How to improve your projected pension fund value
Most people can improve their pension outcome with a handful of repeatable actions. Increase contributions when salary rises. Capture the full employer match where available. Keep investment costs low. Maintain an asset allocation aligned with your time horizon and risk tolerance. Rebalance periodically. Review your plan every year, not every market headline.
If your projection is below target, you generally have five levers: save more, retire later, adjust expected retirement spending, optimize investment costs, or seek higher long run returns with carefully managed risk. Usually, the strongest and safest combination is increased contributions plus later retirement by a small margin. Even 12 to 24 extra months can meaningfully change outcomes due to added contributions and shorter drawdown duration.
For inflation context, monitor official statistics such as the U.S. Bureau of Labor Statistics CPI releases at bls.gov or your local national statistics agency. When inflation assumptions move materially, update your calculator inputs so your projection remains realistic.
Final guidance before making financial decisions
This calculator provides a clear, practical estimate of what your pension fund could be worth by retirement. It is best used as a decision tool, not a certainty tool. Run multiple scenarios, compare outcomes, and focus on actions you control: savings rate, fee level, retirement age flexibility, and consistent long term investing behavior.

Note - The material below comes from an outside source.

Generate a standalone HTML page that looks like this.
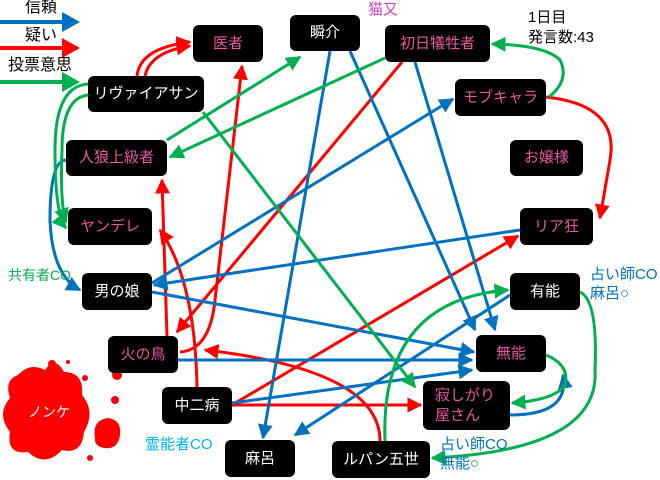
<!DOCTYPE html>
<html><head><meta charset="utf-8"><style>
body{margin:0;background:#fff;width:660px;height:480px;overflow:hidden;font-family:"Liberation Sans","Noto Sans CJK JP",sans-serif;}
.n{position:absolute;background:#000;border-radius:6px;color:#fff;font-size:15px;display:flex;align-items:center;justify-content:center;text-align:center;line-height:20px;}
.p{color:#e8579f;}
.t{position:absolute;font-size:14px;line-height:16px;white-space:nowrap;}
svg{position:absolute;left:0;top:0;}
</style></head><body>
<svg width="660" height="480" viewBox="0 0 660 480">
<defs>
<marker id="b" viewBox="0 0 10 10" refX="9" refY="5" markerWidth="5" markerHeight="5" orient="auto" markerUnits="strokeWidth"><path d="M0,0L10,5L0,10z" fill="#0070c0"/></marker>
<marker id="r" viewBox="0 0 10 10" refX="9" refY="5" markerWidth="5" markerHeight="5" orient="auto" markerUnits="strokeWidth"><path d="M0,0L10,5L0,10z" fill="#ff0000"/></marker>
<marker id="g" viewBox="0 0 10 10" refX="9" refY="5" markerWidth="5" markerHeight="5" orient="auto" markerUnits="strokeWidth"><path d="M0,0L10,5L0,10z" fill="#00b050"/></marker>
</defs>
<g stroke="none">
<path d="M0,20 H62 V12 L80,22 L62,32 V24 H0z" fill="#0070c0"/>
<path d="M0,46 H62 V38 L80,48 L62,58 V50 H0z" fill="#f00"/>
<path d="M0,80 H62 V72 L80,82 L62,92 V84 H0z" fill="#00b050"/>
</g>
<g fill="none" stroke-width="3">
<!-- blood -->
<g fill="#f00" stroke="none">
<path d="M18,375 Q30,362 45,370 Q55,355 64,372 Q84,372 82,395 Q96,412 84,432 Q82,455 62,450 Q45,468 28,452 Q6,455 10,432 Q-4,414 10,398 Q4,380 18,375z"/>
<path d="M95,438 Q92,420 108,418 Q122,420 120,435 Q118,450 104,448 Q94,446 95,438z"/>
<circle cx="117" cy="375" r="5"/><circle cx="52" cy="364" r="4"/><circle cx="85" cy="378" r="3"/><circle cx="90" cy="458" r="3"/><circle cx="68" cy="362" r="2"/><circle cx="115" cy="400" r="4"/>
</g>
<!-- red -->
<path d="M137,76 Q140,48 190,42" stroke="#f00" marker-end="url(#r)"/>
<path d="M145,76 Q150,52 190,46" stroke="#f00" marker-end="url(#r)"/>
<path d="M180,352 Q210,350 215,300 L242,66" stroke="#f00" marker-end="url(#r)"/>
<line x1="167" y1="336" x2="162" y2="180" stroke="#f00" marker-end="url(#r)"/>
<path d="M197,387 Q195,280 160,230" stroke="#f00" marker-end="url(#r)"/>
<line x1="402" y1="62" x2="177" y2="332" stroke="#f00" marker-end="url(#r)"/>
<line x1="232" y1="405" x2="518" y2="236" stroke="#f00" marker-end="url(#r)"/>
<line x1="232" y1="405" x2="421" y2="405" stroke="#f00" marker-end="url(#r)"/>
<path d="M380,441 Q380,370 205,350" stroke="#f00" marker-end="url(#r)"/>
<path d="M546,97 Q620,105 610,160 L600,218" stroke="#f00" marker-end="url(#r)"/>
<!-- blue -->
<line x1="330" y1="51" x2="263" y2="438" stroke="#0070c0" marker-end="url(#b)"/>
<line x1="350" y1="51" x2="475" y2="330" stroke="#0070c0" marker-end="url(#b)"/>
<line x1="415" y1="62" x2="495" y2="330" stroke="#0070c0" marker-end="url(#b)"/>
<line x1="152" y1="283" x2="453" y2="99" stroke="#0070c0" marker-end="url(#b)"/>
<line x1="520" y1="230" x2="154" y2="285" stroke="#0070c0" marker-end="url(#b)"/>
<line x1="152" y1="292" x2="474" y2="352" stroke="#0070c0" marker-end="url(#b)"/>
<line x1="178" y1="360" x2="472" y2="360" stroke="#0070c0" marker-end="url(#b)"/>
<line x1="232" y1="403" x2="472" y2="370" stroke="#0070c0" marker-end="url(#b)"/>
<line x1="510" y1="295" x2="295" y2="435" stroke="#0070c0" marker-end="url(#b)"/>
<path d="M66,160 Q50,160 50,220 Q52,275 80,290" stroke="#0070c0" marker-end="url(#b)"/>
<path d="M510,415 Q570,415 563,375" stroke="#0070c0" marker-end="url(#b)"/>
<!-- green -->
<line x1="167" y1="140" x2="300" y2="57" stroke="#00b050" marker-end="url(#g)"/>
<line x1="385" y1="58" x2="170" y2="157" stroke="#00b050" marker-end="url(#g)"/>
<line x1="203" y1="112" x2="415" y2="387" stroke="#00b050" marker-end="url(#g)"/>
<path d="M88,84 Q55,86 55,150 Q55,215 66,228" stroke="#00b050" marker-end="url(#g)"/>
<path d="M88,95 Q62,98 62,150 Q60,205 66,222" stroke="#00b050" marker-end="url(#g)"/>
<path d="M549,97 Q570,80 560,60 Q545,45 492,44" stroke="#00b050" marker-end="url(#g)"/>
<path d="M546,355 Q570,365 565,385 Q555,400 512,403" stroke="#00b050" marker-end="url(#g)"/>
<path d="M385,441 Q380,300 508,290" stroke="#00b050" marker-end="url(#g)"/>
<path d="M580,292 Q598,300 595,370 Q600,450 432,458" stroke="#00b050" marker-end="url(#g)"/>
</g>
</svg>
<div class="t" style="left:25px;top:0px;font-size:16px">信頼</div>
<div class="t" style="left:25px;top:28px;font-size:16px">疑い</div>
<div class="t" style="left:8px;top:58px;font-size:16px">投票意思</div>
<div class="t" style="left:28px;top:404px;color:#fff;font-size:14px">ノンケ</div>
<div class="t" style="left:368px;top:2px;color:#d63fc0;font-size:15px">猫又</div>
<div class="t" style="left:528px;top:8px;font-size:15px;line-height:20px">1日目<br>発言数:43</div>
<div class="t" style="left:8px;top:267px;color:#00b050">共有者CO</div>
<div class="t" style="left:145px;top:437px;color:#00b0f0;font-size:15px">霊能者CO</div>
<div class="t" style="left:590px;top:265px;color:#0070c0;font-size:15px;line-height:19px">占い師CO<br>麻呂○</div>
<div class="t" style="left:440px;top:435px;color:#0070c0;font-size:15px;line-height:19px">占い師CO<br>無能○</div>
<div class="n p" style="left:193px;top:25px;width:70px;height:37px">医者</div>
<div class="n" style="left:290px;top:15px;width:70px;height:36px">瞬介</div>
<div class="n p" style="left:385px;top:25px;width:105px;height:37px">初日犠牲者</div>
<div class="n p" style="left:455px;top:79px;width:91px;height:37px">モブキャラ</div>
<div class="n p" style="left:510px;top:140px;width:73px;height:36px">お嬢様</div>
<div class="n p" style="left:520px;top:208px;width:73px;height:37px">リア狂</div>
<div class="n" style="left:88px;top:76px;width:116px;height:36px">リヴァイアサン</div>
<div class="n p" style="left:66px;top:140px;width:101px;height:36px">人狼上級者</div>
<div class="n p" style="left:68px;top:208px;width:84px;height:37px">ヤンデレ</div>
<div class="n" style="left:82px;top:273px;width:70px;height:37px">男の娘</div>
<div class="n p" style="left:108px;top:336px;width:70px;height:37px">火の鳥</div>
<div class="n" style="left:162px;top:387px;width:70px;height:37px">中二病</div>
<div class="n" style="left:225px;top:440px;width:70px;height:37px">麻呂</div>
<div class="n" style="left:332px;top:441px;width:98px;height:37px">ルパン五世</div>
<div class="n p" style="left:423px;top:381px;width:87px;height:49px;justify-content:flex-start;padding-left:12px;box-sizing:border-box;text-align:left">寂しがり<br>屋さん</div>
<div class="n p" style="left:476px;top:335px;width:70px;height:37px">無能</div>
<div class="n" style="left:510px;top:273px;width:70px;height:37px">有能</div>
</body></html>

If your retirement timeline is within 10 years, or if your finances include defined benefit schemes, drawdown strategies, tax planning across multiple accounts, or cross border retirement considerations, professional advice can add significant value. The objective is not to predict one perfect number. The objective is to build a pension plan robust enough to support the life you want, under both good markets and difficult ones.